WHAT HELPS ON A WOBBLY DAY – DAY 6
What warms the cockles of your heart, makes you sigh in contentment? Feel safer, cosy, cared for, nurtured?
N … the best bit of all: the ‘warm bath’ of the RAIN practice!
How do we nurture ourself on a day when it’s all too much? If someone we loved was living through an emotional storm, wouldn’t we offer them kindness and care? How do we do that for ourself?
When life has served up a corker of a difficult day, and we are full of hideous sensations and thoughts of catastrophe and disaster, the RAIN practice (see Days 1-5 of this course) can support us:
• First, we have to recognise what’s going on: R
• Then we have to stop fighting our internal response of self-rejection and get onside in caring for our own wellbeing: Allowing (A) ourself to be as we are
• This helps us get some clarity (see the bigger picture) and view things differently by investigating (I), using different options (see Days 3,4 and 5)
• N – today’s step – helps us to live well in the midst of the difficulty.
Today’s invitation is to experiment with choosing a nurturing moment as an act of kindness towards the part of you that is struggling, wobbling.
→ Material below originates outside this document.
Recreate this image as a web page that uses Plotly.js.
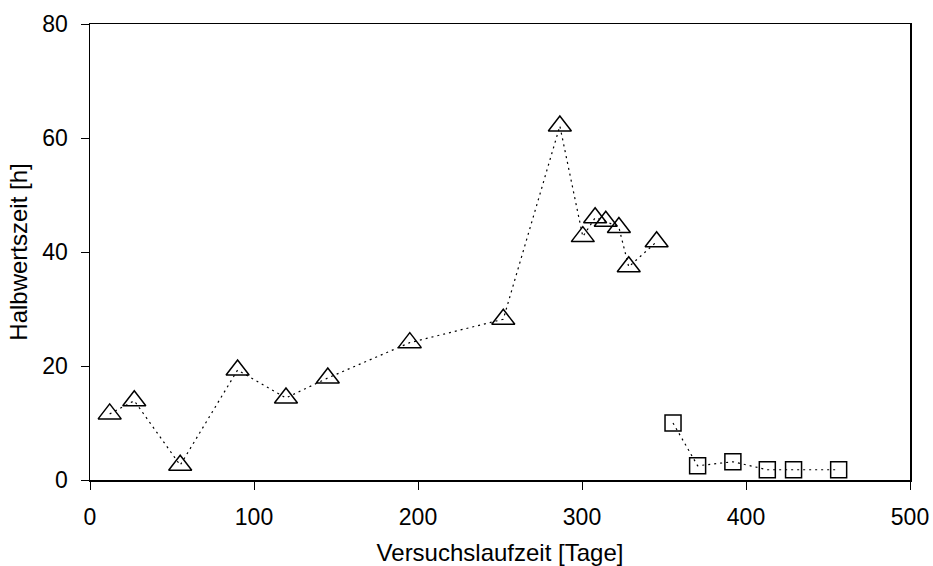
<!DOCTYPE html>
<html>
<head>
<meta charset="utf-8">
<script src="https://cdn.plot.ly/plotly-3.0.1.min.js"></script>
<style>html,body{margin:0;padding:0;background:#fff;}#chart{width:933px;height:566px;}</style>
</head>
<body>
<div id="chart"></div>
<script>
const triX = [12, 27, 55, 90, 119.5, 145, 195, 252, 286.5, 300.5, 308, 314.5, 322.5, 328.5, 345.5];
const triY = [11.6, 13.9, 2.6, 19.3, 14.4, 17.9, 24.1, 28.2, 62.1, 42.7, 46.0, 45.4, 44.3, 37.4, 41.8];
const sqX = [355.5, 370.5, 392, 413, 429, 456.5];
const sqY = [10.0, 2.5, 3.2, 1.8, 1.8, 1.8];
const xTicks = [0, 100, 200, 300, 400, 500];
const yTicks = [0, 20, 40, 60, 80];

const font = {family: 'Liberation Sans, Arial, sans-serif', color: '#000'};
const traces = [
  {x: triX, y: triY, mode: 'lines+markers', type: 'scatter',
   line: {color: '#000', width: 1.2, dash: '2px,4px'},
   marker: {symbol: 'triangle-up-open', size: 20, color: '#000', line: {color: '#000', width: 1.5}}},
  {x: sqX, y: sqY, mode: 'lines+markers', type: 'scatter',
   line: {color: '#000', width: 1.2, dash: '2px,4px'},
   marker: {symbol: 'square-open', size: 16, color: '#000', line: {color: '#000', width: 1.5}}}
];
const layout = {
  width: 933, height: 566,
  margin: {l: 90, r: 23, t: 24, b: 86},
  paper_bgcolor: '#fff', plot_bgcolor: '#fff',
  showlegend: false,
  font: Object.assign({size: 23}, font),
  xaxis: {range: [0, 500], tickvals: xTicks, ticktext: xTicks.map(String),
    showgrid: false, zeroline: false, showline: true, linecolor: '#000', linewidth: 1.5, mirror: true,
    ticks: 'outside', ticklen: 8, tickcolor: '#000', tickwidth: 1, ticklabelstandoff: 8,
    tickfont: Object.assign({size: 23}, font),
    title: {text: 'Versuchslaufzeit [Tage]', font: Object.assign({size: 24}, font), standoff: 17}},
  yaxis: {range: [0, 80], tickvals: yTicks, ticktext: yTicks.map(String),
    showgrid: false, zeroline: false, showline: true, linecolor: '#000', linewidth: 1.5, mirror: true,
    ticks: 'outside', ticklen: 8, tickcolor: '#000', tickwidth: 1, ticklabelstandoff: 8,
    tickfont: Object.assign({size: 23}, font),
    title: {text: 'Halbwertszeit [h]', font: Object.assign({size: 24}, font), standoff: 8}}
};
Plotly.newPlot('chart', traces, layout, {displayModeBar: false, staticPlot: true});
</script>
</body>
</html>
The question to ask yourself goes like this: “If this is how it is today, if this is how I am, how can I best take care of myself?”
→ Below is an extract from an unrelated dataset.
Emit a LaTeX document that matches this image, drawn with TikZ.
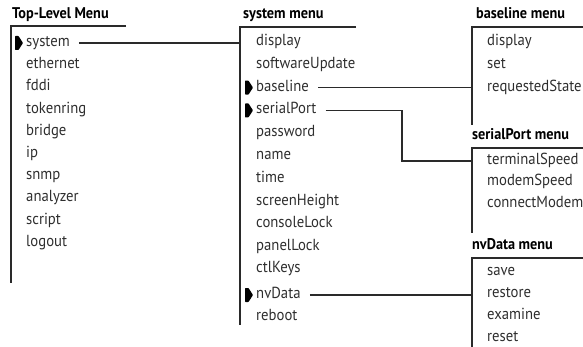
\documentclass[tikz,border=0pt]{standalone}
\usepackage{fontspec}
\setmainfont{PT Sans}[FakeStretch=0.92]
\definecolor{txtgray}{HTML}{2E2E2E}
\definecolor{linegray}{HTML}{2A2A2A}
\begin{document}
\begin{tikzpicture}[x=1pt,y=-1pt,
  item/.style={anchor=west,inner sep=0pt,text height=10pt,text depth=3pt,
    font=\fontsize{16}{18}\selectfont,text=txtgray},
  ttl/.style={anchor=west,inner sep=0pt,text height=11pt,text depth=3pt,
    font=\bfseries\fontsize{15.5}{18}\selectfont,text=black},
  rule/.style={draw=linegray,line width=1.2pt},
  conn/.style={draw=linegray,line width=1.2pt},
  mk/.pic={\fill[black,rounded corners=0.6pt] (-4,-7) -- (-0.5,-7) -- (4,0) -- (-0.5,7) -- (-4,7) -- cycle;}]
\useasboundingbox (0,0) rectangle (583,347);

% ---------------- Top-Level Menu
\node[ttl] (t0) at (12,15) {Top-Level Menu};
\coordinate (tcorner) at (11,26);
\draw[rule] (126,26) -- (tcorner) -- (11,283);
\node[item] (t1) at (26,43) {system};
\node[item] (t2) at (26,65.2) {ethernet};
\node[item] (t3) at (26,87.4) {fddi};
\node[item] (t4) at (26,109.6) {tokenring};
\node[item] (t5) at (26,131.8) {bridge};
\node[item] (t6) at (26,154) {ip};
\node[item] (t7) at (26,176.2) {snmp};
\node[item] (t8) at (26,198.4) {analyzer};
\node[item] (t9) at (26,220.6) {script};
\node[item] (t10) at (26,242.8) {logout};
\pic at ([xshift=-7pt]t1.west) {mk};

% ---------------- system menu
\node[ttl] (s0) at (243,15) {system menu};
\coordinate (scorner) at (240,27);
\draw[rule] (356,27) -- (scorner) -- (240,325);
\node[item] (s1) at (256,42) {display};
\node[item] (s2) at (256,64.8) {softwareUpdate};
\node[item] (s3) at (256,87.6) {baseline};
\node[item] (s4) at (256,110.4) {serialPort};
\node[item] (s5) at (256,133.2) {password};
\node[item] (s6) at (256,156) {name};
\node[item] (s7) at (256,178.8) {time};
\node[item] (s8) at (256,201.6) {screenHeight};
\node[item] (s9) at (256,224.4) {consoleLock};
\node[item] (s10) at (256,247.2) {panelLock};
\node[item] (s11) at (256,269) {ctlKeys};
\node[item] (s12) at (256,295) {nvData};
\node[item] (s13) at (256,317) {reboot};
\pic at ([xshift=-7pt]s3.west) {mk};
\pic at ([xshift=-7pt]s4.west) {mk};
\pic at ([xshift=-7pt]s12.west) {mk};

% ---------------- baseline menu
\node[ttl] (b0) at (476,15) {baseline menu};
\coordinate (bcorner) at (472,27);
\draw[rule] (590,27) -- (bcorner) -- (472,125);
\node[item] (b1) at (487,42) {display};
\node[item] (b2) at (487,65) {set};
\node[item] (b3) at (487,87.6) {requestedState};

% ---------------- serialPort menu
\node[ttl] (p0) at (472,136) {serialPort menu};
\coordinate (pcorner) at (472,148);
\draw[rule] (590,148) -- (pcorner) -- (472,233);
\node[item] (p1) at (487,161) {terminalSpeed};
\node[item] (p2) at (487,182.5) {modemSpeed};
\node[item] (p3) at (487,204) {connectModem};

% ---------------- nvData menu
\node[ttl] (n0) at (472,246) {nvData menu};
\coordinate (ncorner) at (472,258);
\draw[rule] (590,258) -- (ncorner) -- (472,350);
\node[item] (n1) at (487,272) {save};
\node[item] (n2) at (487,294) {restore};
\node[item] (n3) at (487,316) {examine};
\node[item] (n4) at (487,338) {reset};

% ---------------- connectors
\draw[conn] ([xshift=9pt]t1.east) -- (t1.east -| scorner);
\draw[conn] ([xshift=9pt]s3.east) -- (s3.east -| bcorner);
\coordinate (pbend) at (402,0);
\draw[conn] ([xshift=9pt]s4.east) -- (s4.east -| pbend) |- (p1.west -| pcorner);
\draw[conn] ([xshift=9pt]s12.east) -- (s12.east -| ncorner);
\end{tikzpicture}
\end{document}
This might mean talking things through with someone, or having time alone. It could be getting out into the fresh air, or going under a duvet. Eating something nurturing, or eating less or different food, exercising or resting. I plant these opposites as ideas to demonstrate that one size does not fit all. When seeking ways to find steadiness in the storm, or to feel nurtured, cared for, valued and loved, we need to be creative.
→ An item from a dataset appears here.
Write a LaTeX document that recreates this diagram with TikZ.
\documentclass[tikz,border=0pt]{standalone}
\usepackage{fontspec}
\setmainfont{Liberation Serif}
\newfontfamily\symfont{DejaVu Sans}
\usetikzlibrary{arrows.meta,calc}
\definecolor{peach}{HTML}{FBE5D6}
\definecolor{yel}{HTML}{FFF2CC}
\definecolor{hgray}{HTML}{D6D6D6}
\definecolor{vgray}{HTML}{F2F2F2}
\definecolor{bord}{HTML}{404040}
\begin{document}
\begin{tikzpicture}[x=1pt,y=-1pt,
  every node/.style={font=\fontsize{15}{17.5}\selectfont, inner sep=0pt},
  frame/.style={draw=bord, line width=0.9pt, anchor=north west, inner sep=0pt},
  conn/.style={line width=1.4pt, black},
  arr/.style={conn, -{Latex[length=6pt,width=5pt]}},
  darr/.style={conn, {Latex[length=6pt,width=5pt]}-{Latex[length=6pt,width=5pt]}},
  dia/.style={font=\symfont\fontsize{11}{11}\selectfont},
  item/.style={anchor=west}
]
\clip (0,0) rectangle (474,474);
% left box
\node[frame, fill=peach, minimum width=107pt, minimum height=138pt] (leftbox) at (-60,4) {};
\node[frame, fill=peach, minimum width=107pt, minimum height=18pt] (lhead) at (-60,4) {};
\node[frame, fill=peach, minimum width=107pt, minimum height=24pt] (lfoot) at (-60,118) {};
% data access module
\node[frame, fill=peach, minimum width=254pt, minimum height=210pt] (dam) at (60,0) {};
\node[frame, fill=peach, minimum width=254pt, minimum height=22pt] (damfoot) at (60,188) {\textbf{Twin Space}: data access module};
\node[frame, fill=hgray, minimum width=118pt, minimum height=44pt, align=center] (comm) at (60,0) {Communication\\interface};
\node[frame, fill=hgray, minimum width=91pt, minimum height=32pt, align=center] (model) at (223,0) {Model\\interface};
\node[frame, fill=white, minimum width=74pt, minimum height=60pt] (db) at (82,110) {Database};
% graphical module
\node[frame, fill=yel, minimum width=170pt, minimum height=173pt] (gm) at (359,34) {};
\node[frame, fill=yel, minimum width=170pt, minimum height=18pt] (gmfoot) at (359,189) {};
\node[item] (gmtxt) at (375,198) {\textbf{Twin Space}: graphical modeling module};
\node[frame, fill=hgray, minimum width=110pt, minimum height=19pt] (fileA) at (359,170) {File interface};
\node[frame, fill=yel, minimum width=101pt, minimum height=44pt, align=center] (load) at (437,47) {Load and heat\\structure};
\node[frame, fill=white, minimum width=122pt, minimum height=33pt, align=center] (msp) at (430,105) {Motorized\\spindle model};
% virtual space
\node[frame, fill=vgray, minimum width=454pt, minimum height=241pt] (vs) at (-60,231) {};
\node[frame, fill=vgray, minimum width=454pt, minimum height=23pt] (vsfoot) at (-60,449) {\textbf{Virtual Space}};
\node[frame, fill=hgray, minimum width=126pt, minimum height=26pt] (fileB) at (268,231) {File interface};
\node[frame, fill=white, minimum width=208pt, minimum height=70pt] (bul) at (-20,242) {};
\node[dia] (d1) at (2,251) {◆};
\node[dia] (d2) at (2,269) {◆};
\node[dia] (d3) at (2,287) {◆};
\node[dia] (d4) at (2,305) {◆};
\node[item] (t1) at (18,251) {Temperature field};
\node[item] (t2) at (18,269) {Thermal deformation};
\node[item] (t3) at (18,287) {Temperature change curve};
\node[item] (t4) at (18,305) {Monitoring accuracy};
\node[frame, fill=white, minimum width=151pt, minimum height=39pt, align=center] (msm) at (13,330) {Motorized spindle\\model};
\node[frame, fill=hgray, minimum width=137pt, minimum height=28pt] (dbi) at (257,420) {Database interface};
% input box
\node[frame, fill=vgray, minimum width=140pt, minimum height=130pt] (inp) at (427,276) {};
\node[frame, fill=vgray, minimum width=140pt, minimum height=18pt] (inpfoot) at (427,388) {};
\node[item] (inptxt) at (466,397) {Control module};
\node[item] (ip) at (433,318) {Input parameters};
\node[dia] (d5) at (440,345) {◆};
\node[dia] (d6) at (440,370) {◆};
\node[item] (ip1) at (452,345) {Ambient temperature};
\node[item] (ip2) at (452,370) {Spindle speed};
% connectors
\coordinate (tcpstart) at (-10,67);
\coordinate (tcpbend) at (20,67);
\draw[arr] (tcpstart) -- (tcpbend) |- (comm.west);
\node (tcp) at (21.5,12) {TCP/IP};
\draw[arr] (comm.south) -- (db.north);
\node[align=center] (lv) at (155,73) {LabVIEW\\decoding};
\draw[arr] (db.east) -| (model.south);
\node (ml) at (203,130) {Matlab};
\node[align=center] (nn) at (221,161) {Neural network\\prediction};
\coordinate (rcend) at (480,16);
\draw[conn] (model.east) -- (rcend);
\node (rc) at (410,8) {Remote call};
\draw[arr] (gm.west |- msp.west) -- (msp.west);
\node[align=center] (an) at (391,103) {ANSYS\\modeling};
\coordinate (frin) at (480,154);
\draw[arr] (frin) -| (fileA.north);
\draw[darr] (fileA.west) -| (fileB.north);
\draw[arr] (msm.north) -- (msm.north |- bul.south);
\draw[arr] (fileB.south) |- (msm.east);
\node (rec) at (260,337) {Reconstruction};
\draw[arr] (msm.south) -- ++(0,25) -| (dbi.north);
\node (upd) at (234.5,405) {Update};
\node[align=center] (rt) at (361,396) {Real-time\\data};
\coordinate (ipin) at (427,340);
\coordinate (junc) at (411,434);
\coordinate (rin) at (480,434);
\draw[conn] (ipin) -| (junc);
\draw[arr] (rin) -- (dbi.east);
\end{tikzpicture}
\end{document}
For today, maybe it is enough to consider taking care of yourself as an important step in steadying the wobble. And deciding that you are worth caring for?
Wendell Berry: The peace of wild things
When despair for the world grows in me
and I wake in the night at the least sound
in fear of what my life and my children’s lives may be,
I go and lie down where the wood drake
rests in his beauty on the water, and the great heron feeds.
I come into the peace of wild things
who do not tax their lives with forethought
of grief. I come into the presence of still water.
And I feel above me the day-blind stars
waiting with their light. For a time
I rest in the grace of the world, and am free.